Mr Scarlet said campaigners against floating bus stops were being unfairly portrayed as “moany people”, adding: “The problem is that people are having their world shrunk. It is truly horrible when you spend time hearing people’s stories. Seeing the emotion. For me, it makes things awkward and difficult. But there are blind people who can’t use them without actual fear.”

Mik Scarlet [Simon Lamrock]

The NFB has made a film about its members’ experiences of near-misses. Transport for London research into the floating bus stops last week revealed that 60 per cent of cyclists do not obey road rules by giving way to pedestrians at crossings.

Sarah Gayton, of the National Federation for the Blind UK, said the Mayor of London’s Walking and Cycling Commissioner, Will Norman, should resign over the figures. But the data also shows that just four people – out of 623 pedestrians recorded as injured in a collision with a cyclist between 2020 and 2022 – were hit at one of the floating bus stops.

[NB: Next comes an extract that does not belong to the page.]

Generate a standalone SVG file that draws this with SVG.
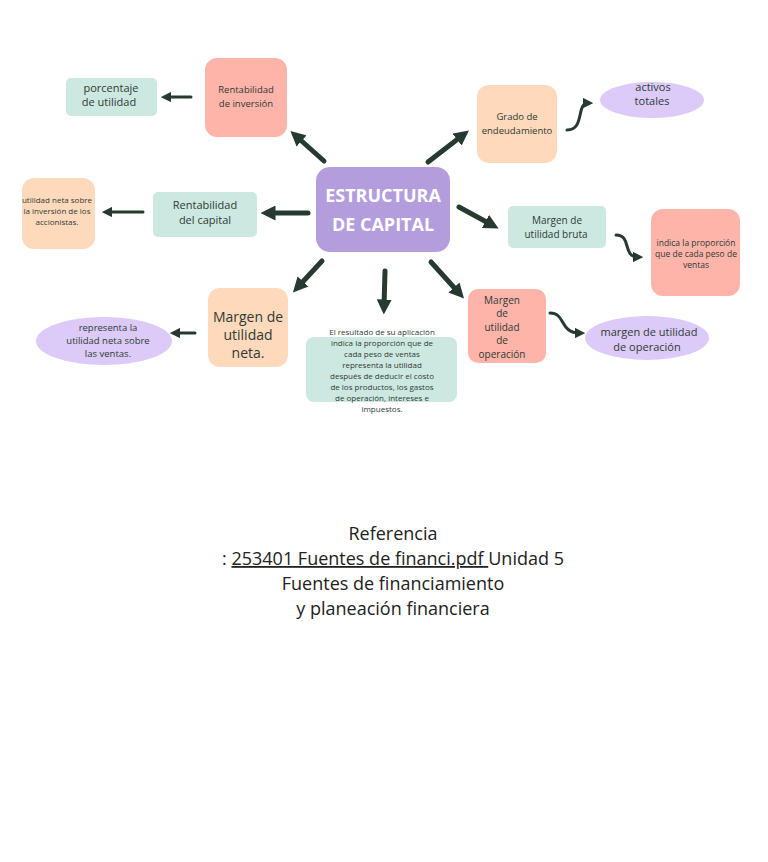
<svg xmlns="http://www.w3.org/2000/svg" width="768" height="862" viewBox="0 0 768 862">
<style>
.t{font-family:"Open Sans","DejaVu Sans",sans-serif;fill:#2e3b35;text-anchor:middle}
.ref{font-family:"Open Sans","DejaVu Sans",sans-serif;fill:#222;font-size:18px;text-anchor:middle}
.c{stroke:#263a30;stroke-width:5;fill:none;stroke-linecap:round}
.s{stroke:#263a30;stroke-width:3;fill:none;stroke-linecap:round}
.g{fill:#cde8e0}.p{fill:#ffb4aa}.o{fill:#ffd9bb}.v{fill:#dccbf8}
</style>
<defs>
<marker id="a" viewBox="0 0 10 10" refX="5" refY="5" markerWidth="3" markerHeight="3" orient="auto"><path d="M0,0L10,5L0,10z" fill="#263a30"/></marker>
<marker id="b" viewBox="0 0 10 10" refX="5" refY="5" markerWidth="3.5" markerHeight="3.5" orient="auto"><path d="M0,0L10,5L0,10z" fill="#263a30"/></marker>
</defs>
<rect width="768" height="862" fill="#fff"/>
<g id="connectors">
<path class="c" d="M324,161L296,136" marker-end="url(#a)"/>
<path class="c" d="M428,162L463,135" marker-end="url(#a)"/>
<path class="c" d="M308,213L268,213" marker-end="url(#a)"/>
<path class="c" d="M459,207L492,225" marker-end="url(#a)"/>
<path class="c" d="M322,261L298,287" marker-end="url(#a)"/>
<path class="c" d="M385,271L384,307" marker-end="url(#a)"/>
<path class="c" d="M431,262L459,293" marker-end="url(#a)"/>
<path class="s" d="M191,97L166,97" marker-end="url(#b)"/>
<path class="s" d="M143,212L107,212" marker-end="url(#b)"/>
<path class="s" d="M195,333L175,333" marker-end="url(#b)"/>
<path class="s" d="M567,130C585,130 576,103 588,103" marker-end="url(#b)"/>
<path class="s" d="M616,235C632,235 622,257 638,257" marker-end="url(#b)"/>
<path class="s" d="M550,313C566,313 559,333 580,333" marker-end="url(#b)"/>
</g>
<g id="central"><rect x="316" y="167" width="134" height="85" rx="14" fill="#b39ddc"/>
<text class="t" x="383" y="202" font-size="18" font-weight="bold" style="fill:#fff">ESTRUCTURA</text>
<text class="t" x="383" y="231" font-size="18" font-weight="bold" style="fill:#fff">DE CAPITAL</text></g>
<g id="rent-inv"><rect class="p" x="205" y="58" width="82" height="79" rx="12"/>
<text class="t" x="246" y="93" font-size="9.5">Rentabilidad</text><text class="t" x="246" y="107" font-size="9.5">de  inversión</text></g>
<g id="porcentaje"><rect class="g" x="66" y="78" width="91" height="38" rx="5"/>
<text class="t" x="111" y="92" font-size="11">porcentaje</text><text class="t" x="109" y="106" font-size="11">de utilidad</text></g>
<g id="grado"><rect class="o" x="477" y="85" width="80" height="78" rx="12"/>
<text class="t" x="517" y="120" font-size="9.5">Grado  de</text><text class="t" x="517" y="134" font-size="9.5">endeudamiento</text></g>
<g id="activos"><ellipse class="v" cx="652" cy="100" rx="52" ry="18"/>
<text class="t" x="653" y="91" font-size="11">activos</text><text class="t" x="652" y="105" font-size="11">totales</text></g>
<g id="rent-cap"><rect class="g" x="153" y="192" width="104" height="45" rx="5"/>
<text class="t" x="205" y="209" font-size="11">Rentabilidad</text><text class="t" x="205" y="224" font-size="11">del capital</text></g>
<g id="util-neta"><rect class="o" x="22" y="178" width="73" height="71" rx="12"/>
<text class="t" x="57" y="203" font-size="8">utilidad neta sobre</text><text class="t" x="57" y="214" font-size="8">la inversión de los</text><text class="t" x="57" y="225" font-size="8">accionistas.</text></g>
<g id="mub"><rect class="g" x="508" y="206" width="98" height="42" rx="5"/>
<text class="t" x="557" y="224" font-size="10">Margen  de</text><text class="t" x="556" y="238" font-size="10">utilidad  bruta</text></g>
<g id="indica"><rect class="p" x="651" y="209" width="89" height="87" rx="12"/>
<text class="t" x="696" y="246" font-size="8.5">indica la proporción</text><text class="t" x="696" y="257" font-size="8.5">que de cada peso de</text><text class="t" x="696" y="268" font-size="8.5">ventas</text></g>
<g id="mun"><rect class="o" x="208" y="288" width="80" height="79" rx="12"/>
<text class="t" x="248" y="322" font-size="14">Margen de</text><text class="t" x="248" y="340" font-size="14">utilidad</text><text class="t" x="248" y="358" font-size="14">neta.</text></g>
<g id="representa"><ellipse class="v" cx="104" cy="341" rx="68" ry="24"/>
<text class="t" x="108" y="331" font-size="9.5">representa la</text><text class="t" x="108" y="344" font-size="9.5">utilidad neta sobre</text><text class="t" x="108" y="357" font-size="9.5">las ventas.</text></g>
<g id="resultado"><rect class="g" x="306" y="337" width="151" height="65" rx="8"/>
<g class="t" font-size="8"><text x="382" y="335">El resultado de su aplicación</text><text x="382" y="346">indica la proporción que de</text><text x="382" y="357">cada peso de ventas</text><text x="382" y="368">representa la utilidad</text><text x="382" y="379">después de deducir el costo</text><text x="382" y="390">de los productos, los gastos</text><text x="382" y="401">de operación, intereses e</text><text x="382" y="412">impuestos.</text></g></g>
<g id="muo"><rect class="p" x="468" y="289" width="78" height="74" rx="10"/>
<g class="t" font-size="10"><text x="502" y="304">Margen</text><text x="502" y="317">de</text><text x="502" y="331">utilidad</text><text x="502" y="344">de</text><text x="502" y="358">operación</text></g></g>
<g id="muo2"><ellipse class="v" cx="647" cy="338" rx="62" ry="22"/>
<text class="t" x="649" y="336" font-size="11">margen de utilidad</text><text class="t" x="647" y="351" font-size="11">de operación</text></g>
<g id="referencia">
<text class="ref" x="393" y="540">Referencia</text>
<text class="ref" x="393" y="565">: <tspan text-decoration="underline">253401 Fuentes de financi.pdf </tspan>Unidad 5</text>
<text class="ref" x="393" y="590">Fuentes de financiamiento</text>
<text class="ref" x="393" y="615">y planeación financiera</text>
</g>
</svg>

Mr Norman said: “Where there was a pedestrian/cyclist interaction, a significant number of cyclists did not yield to pedestrians [60 per cent didn’t yield, compared to 40 per cent that did].

“Most often non-yielding involved the pedestrian waiting until the cyclists had passed; some occasions the cyclists would pass the pedestrian on the crossing, and other occasions the pedestrian did not cross at all and continued to stand at the crossing until a bus arrived.”